What writing accommodations are most helpful for students with traumatic brain injury?

Commonly effective accommodations include extended time, reduced written length, speech-to-text, graphic organizers, visual checklists, word banks, scheduled breaks, and reduced-distraction settings. The best accommodations depend on the student's specific attention, memory, motor, and language needs documented in the IEP.

How can I support a student with traumatic brain injury who has strong verbal skills but weak written output?

Use oral rehearsal, dictated responses, speech-to-text, and guided organizers to bridge from spoken language to written expression. Start with short, structured writing tasks and explicitly teach how to transfer verbal ideas into sentences and paragraphs.

Should writing expectations be modified for students with traumatic brain injury?

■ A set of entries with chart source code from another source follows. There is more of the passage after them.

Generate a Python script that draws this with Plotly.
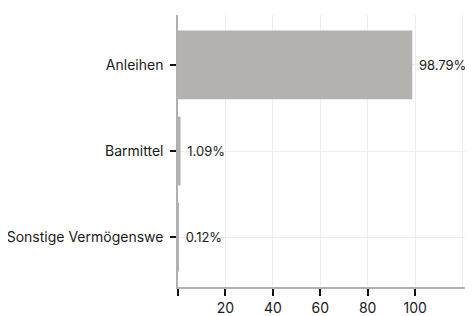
import plotly.graph_objects as go

categories = ["Sonstige Vermögenswe", "Barmittel", "Anleihen"]
values = [0.12, 1.09, 98.79]
labels = ["0.12%", "1.09%", "98.79%"]
tick_vals = [0, 20, 40, 60, 80, 100]
tick_text = ["", "20", "40", "60", "80", "100"]

fig = go.Figure(go.Bar(
    x=values, y=categories, orientation="h",
    marker=dict(color="#b3b2ae", line=dict(width=0)),
    width=0.8,
    text=labels, texttemplate=" %{text}", textposition="outside", cliponaxis=False,
    textfont=dict(size=13, color="#1a1a1a"),
))

fig.update_layout(
    width=465, height=308,
    margin=dict(l=169.5, r=0, t=7, b=29),
    paper_bgcolor="white", plot_bgcolor="white",
    font=dict(family="Inter", size=14, color="#1a1a1a"),
    showlegend=False,
    xaxis=dict(
        range=[0, 124.4], tickvals=tick_vals, ticktext=tick_text,
        showgrid=True, gridcolor="#ededed", gridwidth=1,
        showline=True, linecolor="#b0b0b0", linewidth=1.5,
        ticks="outside", ticklen=7, tickcolor="#111111", tickwidth=1.5,
        zeroline=False,
        minor=dict(tickvals=[120], showgrid=True, gridcolor="#ededed", ticklen=0),
    ),
    yaxis=dict(
        range=[-0.58, 2.58],
        showgrid=True, gridcolor="#ededed", gridwidth=1,
        showline=True, linecolor="#b0b0b0", linewidth=1.5,
        ticks="outside", ticklen=6, tickcolor="#111111", tickwidth=1.5,
        ticklabelstandoff=4,
    ),
)

fig.write_html("out.html")
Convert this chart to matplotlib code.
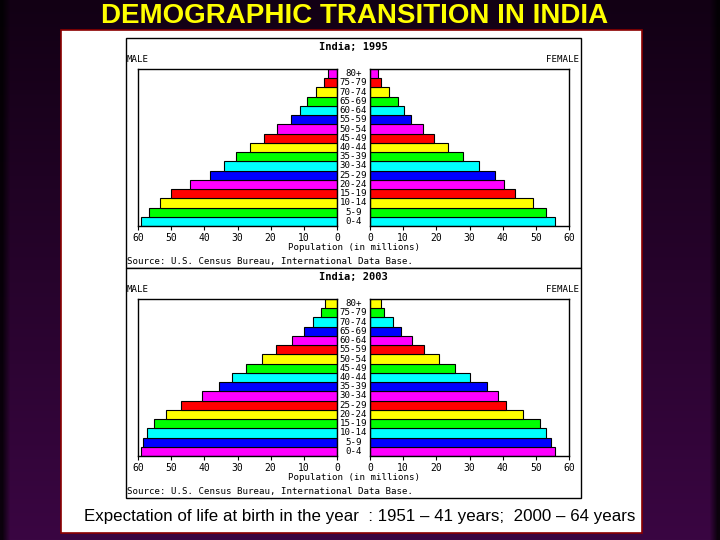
import numpy as np
import matplotlib
matplotlib.use("Agg")
import matplotlib.pyplot as plt
from matplotlib.patches import Rectangle

ages = ["0-4", "5-9", "10-14", "15-19", "20-24", "25-29", "30-34", "35-39",
        "40-44", "45-49", "50-54", "55-59", "60-64", "65-69", "70-74", "75-79", "80+"]

male_1995 = [59.2, 56.8, 53.3, 50.0, 44.2, 38.3, 34.1, 30.4, 26.1, 22.0, 18.0, 13.9, 11.2, 8.9, 6.2, 3.9, 2.6]
female_1995 = [55.8, 53.1, 49.1, 43.7, 40.3, 37.8, 33.0, 28.0, 23.5, 19.2, 15.9, 12.4, 10.2, 8.4, 5.6, 3.3, 2.3]
male_2003 = [59.0, 58.5, 57.2, 55.1, 51.5, 46.9, 40.8, 35.6, 31.6, 27.3, 22.5, 18.3, 13.6, 9.9, 7.3, 4.8, 3.5]
female_2003 = [55.9, 54.6, 53.1, 51.2, 46.1, 41.1, 38.7, 35.4, 30.1, 25.5, 20.7, 16.4, 12.6, 9.4, 6.8, 4.1, 3.2]

cycle_1995 = ["#00FFFF", "#00FF00", "#FFFF00", "#FF0000", "#FF00FF", "#0000FF"]
cycle_2003 = ["#FF00FF", "#0000FF", "#00FFFF", "#00FF00", "#FFFF00", "#FF0000"]

ticks = [0, 10, 20, 30, 40, 50, 60]
title = "DEMOGRAPHIC TRANSITION IN INDIA"
footer = "Expectation of life at birth in the year  : 1951 \u2013 41 years;  2000 \u2013 64 years"

W, H = 720, 540
fig = plt.figure(figsize=(7.2, 5.4), dpi=100)


def px_rect(x0, y0, x1, y1):
    # pixel box (top-left origin) -> figure fraction rect
    return [x0 / W, 1 - y1 / H, (x1 - x0) / W, (y1 - y0) / H]


def ftext(x, y, s, **kw):
    fig.text(x / W, 1 - y / H, s, **kw)


# background gradient
bg = fig.add_axes([0, 0, 1, 1])
bg.set_zorder(-5)
t = np.linspace(0, 1, H)[:, None]
xs = np.arange(W)[None, :]
edge = np.clip(np.minimum(xs, W - 1 - xs) / 10.0, 0.2, 1.0)
top = np.array([18, 0, 20]) / 255
bot = np.array([58, 6, 66]) / 255
img = (top[None, None, :] * (1 - t[..., None]) + bot[None, None, :] * t[..., None]) * edge[..., None]
bg.imshow(img, aspect="auto", extent=[0, 1, 0, 1])
bg.set_axis_off()

# white sheet
fig.patches.append(Rectangle((61 / W, 1 - 533 / H), 581 / W, 503 / H, transform=fig.transFigure,
                             facecolor="white", edgecolor="#8B0000", linewidth=1.2, zorder=1))

ftext(355, 16, title, color="#FFFF00", fontsize=20, fontweight="bold",
      family="Liberation Sans", ha="center", va="center")
ftext(360, 516, footer, color="black", fontsize=12.2, family="Liberation Sans",
      ha="center", va="center", zorder=5)

mono = "DejaVu Sans Mono"
fs = 6.6


def panel(top_px, year, male, female, cycle):
    fig.patches.append(Rectangle((126 / W, 1 - (top_px + 230) / H), 455 / W, 230 / H,
                                 transform=fig.transFigure, facecolor="white",
                                 edgecolor="black", linewidth=1.0, zorder=2))
    cols = [cycle[i % len(cycle)] for i in range(len(ages))]
    y = np.arange(len(ages))
    axm = fig.add_axes(px_rect(138, top_px + 31, 337, top_px + 188))
    axf = fig.add_axes(px_rect(370, top_px + 31, 569, top_px + 188))
    axm.barh(y, male, height=1.0, color=cols, edgecolor="black", linewidth=0.8)
    axf.barh(y, female, height=1.0, color=cols, edgecolor="black", linewidth=0.8)
    axm.set_xlim(60, 0)
    axf.set_xlim(0, 60)
    for ax in (axm, axf):
        ax.set_zorder(4)
        ax.set_ylim(-0.5, len(ages) - 0.5)
        ax.set_yticks([])
        ax.set_xticks(ticks)
        ax.tick_params(axis="x", length=3, width=0.8, pad=2, labelsize=7)
        for lab in ax.get_xticklabels():
            lab.set_family(mono)
        for sp in ax.spines.values():
            sp.set_linewidth(1.0)
    for i, a in enumerate(ages):
        yy = top_px + 31 + (len(ages) - 0.5 - i) * 157 / len(ages)
        ftext(353.5, yy, a, fontsize=fs, family=mono, ha="center", va="center", zorder=5)
    ftext(353.5, top_px + 9, "India; %d" % year, fontsize=7.5, family=mono,
          fontweight="bold", ha="center", va="center", zorder=5)
    ftext(127, top_px + 21, "MALE", fontsize=fs, family=mono, ha="left", va="center", zorder=5)
    ftext(579, top_px + 21, "FEMALE", fontsize=fs, family=mono, ha="right", va="center", zorder=5)
    ftext(353.5, top_px + 209.5, "Population (in millions)", fontsize=fs, family=mono,
          ha="center", va="center", zorder=5)
    ftext(127, top_px + 223.5, "Source: U.S. Census Bureau, International Data Base.",
          fontsize=fs, family=mono, ha="left", va="center", zorder=5)


panel(38, 1995, male_1995, female_1995, cycle_1995)
panel(268, 2003, male_2003, female_2003, cycle_2003)

fig.savefig("out.png", dpi=100)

Sometimes. If the IEP team determines that the student cannot access grade-level writing expectations even with accommodations, modifications may be appropriate. These might include shorter assignments, reduced complexity, or alternate output aligned to the student's present levels and educational needs.

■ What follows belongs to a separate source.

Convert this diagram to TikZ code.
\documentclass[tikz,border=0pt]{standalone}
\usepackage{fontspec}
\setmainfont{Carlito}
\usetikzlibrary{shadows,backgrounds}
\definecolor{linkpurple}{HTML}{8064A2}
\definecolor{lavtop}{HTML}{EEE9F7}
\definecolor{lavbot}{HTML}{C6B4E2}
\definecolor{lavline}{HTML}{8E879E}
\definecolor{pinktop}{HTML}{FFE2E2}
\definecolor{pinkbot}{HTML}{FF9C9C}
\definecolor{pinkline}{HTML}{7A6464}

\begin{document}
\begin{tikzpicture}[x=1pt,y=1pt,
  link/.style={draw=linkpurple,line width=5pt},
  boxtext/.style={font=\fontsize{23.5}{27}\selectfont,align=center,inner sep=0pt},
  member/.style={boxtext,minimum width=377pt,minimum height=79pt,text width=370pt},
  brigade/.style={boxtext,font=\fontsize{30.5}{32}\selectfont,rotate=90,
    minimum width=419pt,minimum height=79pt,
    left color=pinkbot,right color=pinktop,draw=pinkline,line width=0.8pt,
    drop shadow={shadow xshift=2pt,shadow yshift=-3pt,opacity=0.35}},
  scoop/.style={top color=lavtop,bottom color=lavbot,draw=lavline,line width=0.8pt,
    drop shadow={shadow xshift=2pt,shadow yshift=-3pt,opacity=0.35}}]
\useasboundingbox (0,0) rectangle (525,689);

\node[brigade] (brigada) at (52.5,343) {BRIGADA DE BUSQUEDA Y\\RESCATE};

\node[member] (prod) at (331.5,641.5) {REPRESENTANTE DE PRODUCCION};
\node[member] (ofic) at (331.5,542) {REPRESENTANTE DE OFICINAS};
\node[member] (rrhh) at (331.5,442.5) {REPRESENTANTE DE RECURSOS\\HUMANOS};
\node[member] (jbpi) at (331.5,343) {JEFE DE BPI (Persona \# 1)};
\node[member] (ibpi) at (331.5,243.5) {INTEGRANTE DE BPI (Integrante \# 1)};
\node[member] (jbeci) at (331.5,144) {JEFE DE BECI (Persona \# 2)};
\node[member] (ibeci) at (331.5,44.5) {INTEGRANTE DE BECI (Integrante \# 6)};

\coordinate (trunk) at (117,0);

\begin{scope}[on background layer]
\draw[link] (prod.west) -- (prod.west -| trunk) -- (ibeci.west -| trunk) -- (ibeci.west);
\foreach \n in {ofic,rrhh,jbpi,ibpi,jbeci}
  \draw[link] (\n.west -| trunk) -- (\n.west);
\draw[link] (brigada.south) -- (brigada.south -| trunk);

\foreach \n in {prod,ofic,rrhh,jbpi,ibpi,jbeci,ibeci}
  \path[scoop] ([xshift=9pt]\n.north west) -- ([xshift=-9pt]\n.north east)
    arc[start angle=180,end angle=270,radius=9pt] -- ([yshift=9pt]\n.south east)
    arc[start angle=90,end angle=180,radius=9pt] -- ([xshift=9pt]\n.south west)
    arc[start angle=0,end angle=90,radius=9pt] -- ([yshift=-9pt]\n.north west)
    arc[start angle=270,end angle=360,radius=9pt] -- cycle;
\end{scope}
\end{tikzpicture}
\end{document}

How do I measure progress in written expression fairly?

Measure the target skill directly and document the supports used. Use brief probes, work samples, rubrics, and task-specific data such as sentence completeness, spelling accuracy, or paragraph elements. Avoid relying only on long independent writing tasks if fatigue or handwriting significantly affects performance.

How often should I reteach writing routines to students with traumatic brain injury?

Reteaching should occur as often as the student needs it. Many students with traumatic brain injury benefit from consistent daily routines, repeated modeling, and visual reminders. Frequent review is not a setback, it is often an essential support for memory and independence.